Revenue Contribution and Fair Share
The U.S. Supreme Court scrutinized the ICC's conclusion that intrastate traffic was not contributing its fair share to the railroads' revenue, which was necessary for providing adequate and efficient transportation services. The ICC had noted that the railroads would generate additional income if intrastate fares matched the 2.2 cents interstate rate. Nonetheless, the Court highlighted that the ICC did not make any findings on what constituted a fair revenue contribution from intrastate traffic or the revenue necessary for the railroads' efficient operation. The decision in Florida v. United States was cited, where the Court had required findings that intrastate rates were insufficient to cover service costs. Without such findings, the ICC's position that intrastate rates were discriminatory could not be sustained. The Court reinforced that the ICC must demonstrate that intrastate rates are below a reasonable level to justify federal intervention.

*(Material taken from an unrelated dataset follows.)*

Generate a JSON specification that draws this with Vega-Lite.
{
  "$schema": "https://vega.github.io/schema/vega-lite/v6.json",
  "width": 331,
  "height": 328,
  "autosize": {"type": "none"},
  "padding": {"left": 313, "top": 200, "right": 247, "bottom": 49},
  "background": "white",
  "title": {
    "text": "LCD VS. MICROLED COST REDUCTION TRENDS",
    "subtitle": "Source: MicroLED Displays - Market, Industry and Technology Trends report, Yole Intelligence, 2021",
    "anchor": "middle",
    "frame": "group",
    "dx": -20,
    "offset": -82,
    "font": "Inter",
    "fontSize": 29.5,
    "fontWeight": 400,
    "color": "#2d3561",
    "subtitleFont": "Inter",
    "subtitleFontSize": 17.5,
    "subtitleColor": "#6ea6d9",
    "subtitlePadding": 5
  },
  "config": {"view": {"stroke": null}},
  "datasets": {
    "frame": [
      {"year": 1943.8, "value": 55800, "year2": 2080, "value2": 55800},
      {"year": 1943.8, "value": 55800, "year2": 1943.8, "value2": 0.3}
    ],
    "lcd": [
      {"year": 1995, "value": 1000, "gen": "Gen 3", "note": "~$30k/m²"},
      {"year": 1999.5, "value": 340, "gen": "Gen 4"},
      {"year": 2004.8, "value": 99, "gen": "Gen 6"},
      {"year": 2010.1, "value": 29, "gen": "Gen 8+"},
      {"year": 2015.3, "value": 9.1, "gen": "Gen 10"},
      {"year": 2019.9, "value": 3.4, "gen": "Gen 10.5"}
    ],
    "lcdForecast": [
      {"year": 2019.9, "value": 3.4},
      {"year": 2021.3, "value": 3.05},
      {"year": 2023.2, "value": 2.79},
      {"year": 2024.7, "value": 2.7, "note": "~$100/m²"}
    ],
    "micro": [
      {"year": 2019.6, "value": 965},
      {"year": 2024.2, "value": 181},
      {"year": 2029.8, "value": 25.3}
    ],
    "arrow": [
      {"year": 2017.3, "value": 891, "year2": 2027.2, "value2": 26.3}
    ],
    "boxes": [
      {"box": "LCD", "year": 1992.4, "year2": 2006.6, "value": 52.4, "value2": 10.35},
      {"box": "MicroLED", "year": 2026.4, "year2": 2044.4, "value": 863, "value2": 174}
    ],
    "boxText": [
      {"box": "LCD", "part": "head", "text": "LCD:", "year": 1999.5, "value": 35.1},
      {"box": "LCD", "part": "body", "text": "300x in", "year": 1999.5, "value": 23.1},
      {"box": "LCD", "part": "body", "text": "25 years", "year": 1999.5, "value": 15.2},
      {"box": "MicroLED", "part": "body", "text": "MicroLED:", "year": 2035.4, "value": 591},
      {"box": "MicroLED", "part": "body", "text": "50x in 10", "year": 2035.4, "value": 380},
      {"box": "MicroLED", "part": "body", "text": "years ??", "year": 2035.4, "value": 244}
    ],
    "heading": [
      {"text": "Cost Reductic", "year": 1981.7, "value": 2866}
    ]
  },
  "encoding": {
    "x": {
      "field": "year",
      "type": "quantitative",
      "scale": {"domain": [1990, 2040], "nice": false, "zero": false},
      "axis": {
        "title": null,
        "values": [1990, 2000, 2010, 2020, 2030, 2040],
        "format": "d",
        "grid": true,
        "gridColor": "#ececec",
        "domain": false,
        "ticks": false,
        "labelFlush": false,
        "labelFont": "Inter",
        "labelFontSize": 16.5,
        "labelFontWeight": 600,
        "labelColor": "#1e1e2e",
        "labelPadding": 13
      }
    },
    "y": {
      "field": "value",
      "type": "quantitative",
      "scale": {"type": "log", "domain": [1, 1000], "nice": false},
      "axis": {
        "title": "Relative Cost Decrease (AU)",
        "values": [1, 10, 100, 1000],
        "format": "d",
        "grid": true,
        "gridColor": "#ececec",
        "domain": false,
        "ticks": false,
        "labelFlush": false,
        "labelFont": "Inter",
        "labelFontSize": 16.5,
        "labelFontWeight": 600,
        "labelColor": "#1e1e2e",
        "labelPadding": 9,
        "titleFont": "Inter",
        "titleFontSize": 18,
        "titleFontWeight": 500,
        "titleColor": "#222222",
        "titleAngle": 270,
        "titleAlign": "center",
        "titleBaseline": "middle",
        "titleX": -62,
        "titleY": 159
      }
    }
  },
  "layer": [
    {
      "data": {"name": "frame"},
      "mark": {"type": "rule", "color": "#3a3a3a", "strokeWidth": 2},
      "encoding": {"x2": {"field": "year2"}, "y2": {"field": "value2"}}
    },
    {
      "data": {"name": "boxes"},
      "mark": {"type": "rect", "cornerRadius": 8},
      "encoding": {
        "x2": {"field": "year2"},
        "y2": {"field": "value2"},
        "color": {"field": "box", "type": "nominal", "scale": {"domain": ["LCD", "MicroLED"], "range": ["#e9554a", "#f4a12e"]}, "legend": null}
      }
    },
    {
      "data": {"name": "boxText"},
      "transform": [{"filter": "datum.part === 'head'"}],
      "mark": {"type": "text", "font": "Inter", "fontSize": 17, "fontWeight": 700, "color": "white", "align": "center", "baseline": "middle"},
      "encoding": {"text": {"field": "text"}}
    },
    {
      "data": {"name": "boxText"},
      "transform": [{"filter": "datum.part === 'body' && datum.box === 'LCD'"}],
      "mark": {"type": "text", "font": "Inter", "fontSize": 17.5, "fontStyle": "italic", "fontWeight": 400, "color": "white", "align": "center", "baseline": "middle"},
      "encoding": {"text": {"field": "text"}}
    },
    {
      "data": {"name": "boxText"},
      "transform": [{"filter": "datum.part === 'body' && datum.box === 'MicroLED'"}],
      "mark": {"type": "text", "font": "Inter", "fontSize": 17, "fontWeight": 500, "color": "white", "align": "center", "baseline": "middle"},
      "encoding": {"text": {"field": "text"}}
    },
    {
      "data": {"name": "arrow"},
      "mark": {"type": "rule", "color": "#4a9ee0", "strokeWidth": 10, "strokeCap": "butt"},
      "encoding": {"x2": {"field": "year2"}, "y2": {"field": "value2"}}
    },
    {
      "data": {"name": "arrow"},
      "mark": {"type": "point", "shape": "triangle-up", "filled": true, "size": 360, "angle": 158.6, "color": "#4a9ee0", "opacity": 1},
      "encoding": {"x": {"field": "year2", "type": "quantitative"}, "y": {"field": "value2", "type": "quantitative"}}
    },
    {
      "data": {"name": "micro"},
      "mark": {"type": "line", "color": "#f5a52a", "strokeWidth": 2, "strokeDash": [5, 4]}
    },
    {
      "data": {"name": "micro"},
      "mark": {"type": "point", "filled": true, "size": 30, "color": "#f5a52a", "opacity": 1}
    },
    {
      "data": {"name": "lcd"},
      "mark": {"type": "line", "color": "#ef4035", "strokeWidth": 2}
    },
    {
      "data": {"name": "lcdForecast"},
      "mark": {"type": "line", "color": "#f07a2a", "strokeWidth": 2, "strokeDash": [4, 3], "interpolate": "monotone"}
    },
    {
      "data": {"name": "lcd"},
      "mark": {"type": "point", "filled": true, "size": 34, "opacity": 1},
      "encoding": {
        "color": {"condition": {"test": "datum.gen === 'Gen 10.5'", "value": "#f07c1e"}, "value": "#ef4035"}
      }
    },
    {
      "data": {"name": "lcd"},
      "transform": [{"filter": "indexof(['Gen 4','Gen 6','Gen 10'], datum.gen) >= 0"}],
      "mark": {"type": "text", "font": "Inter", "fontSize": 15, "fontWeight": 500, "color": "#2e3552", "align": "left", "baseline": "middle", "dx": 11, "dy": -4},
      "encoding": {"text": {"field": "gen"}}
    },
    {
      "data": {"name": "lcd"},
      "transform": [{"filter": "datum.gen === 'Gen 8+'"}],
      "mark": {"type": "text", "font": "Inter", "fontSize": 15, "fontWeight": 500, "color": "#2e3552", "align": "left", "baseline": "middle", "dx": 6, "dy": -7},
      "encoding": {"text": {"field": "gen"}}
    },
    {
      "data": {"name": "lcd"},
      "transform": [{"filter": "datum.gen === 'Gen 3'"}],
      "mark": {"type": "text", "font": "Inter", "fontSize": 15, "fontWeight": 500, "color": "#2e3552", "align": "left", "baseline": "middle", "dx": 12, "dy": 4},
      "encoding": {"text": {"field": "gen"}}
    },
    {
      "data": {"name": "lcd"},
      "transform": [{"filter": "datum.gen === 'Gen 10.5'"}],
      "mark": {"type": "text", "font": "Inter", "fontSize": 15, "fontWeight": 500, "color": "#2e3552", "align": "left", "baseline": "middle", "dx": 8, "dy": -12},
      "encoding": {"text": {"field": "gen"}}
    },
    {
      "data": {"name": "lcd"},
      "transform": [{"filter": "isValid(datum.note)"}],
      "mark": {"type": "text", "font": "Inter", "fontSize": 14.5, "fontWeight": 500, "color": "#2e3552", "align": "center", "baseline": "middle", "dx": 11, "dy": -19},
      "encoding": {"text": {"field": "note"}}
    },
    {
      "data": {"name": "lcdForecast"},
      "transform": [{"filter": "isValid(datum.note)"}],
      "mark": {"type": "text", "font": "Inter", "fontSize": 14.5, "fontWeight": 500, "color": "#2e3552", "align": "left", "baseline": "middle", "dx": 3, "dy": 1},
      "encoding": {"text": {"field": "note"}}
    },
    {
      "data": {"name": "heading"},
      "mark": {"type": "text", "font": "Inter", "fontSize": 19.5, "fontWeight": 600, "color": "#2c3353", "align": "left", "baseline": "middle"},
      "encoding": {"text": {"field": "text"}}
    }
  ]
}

Reasonableness of Intrastate Rates
The Court further analyzed whether the 2.2 cents per mile rate was reasonable for intrastate traffic in North Carolina. It noted that there was evidence suggesting that the 2.2 cents rate might exceed a reasonable level for intrastate coach traffic. The ICC had not made any findings based on evidence that the 1.65 cents rate was unreasonable or that the increased rate was necessary to maintain adequate service. The Court stated that the ICC's failure to address the reasonableness of the intrastate rates, supported by evidence, undermined its authority to override the state's rate setting. The Court emphasized that the ICC cannot mandate intrastate rates that are above a reasonable level, underscoring the necessity for thorough findings before altering state-prescribed rates.
Judgment of the U.S. Supreme Court
The U.S. Supreme Court concluded that the ICC's order was not founded on adequate findings supported by evidence, and thus the District Court should have enjoined its enforcement. The Court reversed the lower court's judgment, emphasizing the need for the ICC to carefully substantiate any action that supplants state authority over intrastate rates. The decision reinforced the principle that federal intervention in state rate setting requires clear and substantial justification, ensuring that the intrastate rates do not unduly prejudice or discriminate against interstate commerce. The ruling highlighted the balance between state and federal authority in regulating railroad rates, maintaining the state's primary control unless compelling evidence dictates otherwise.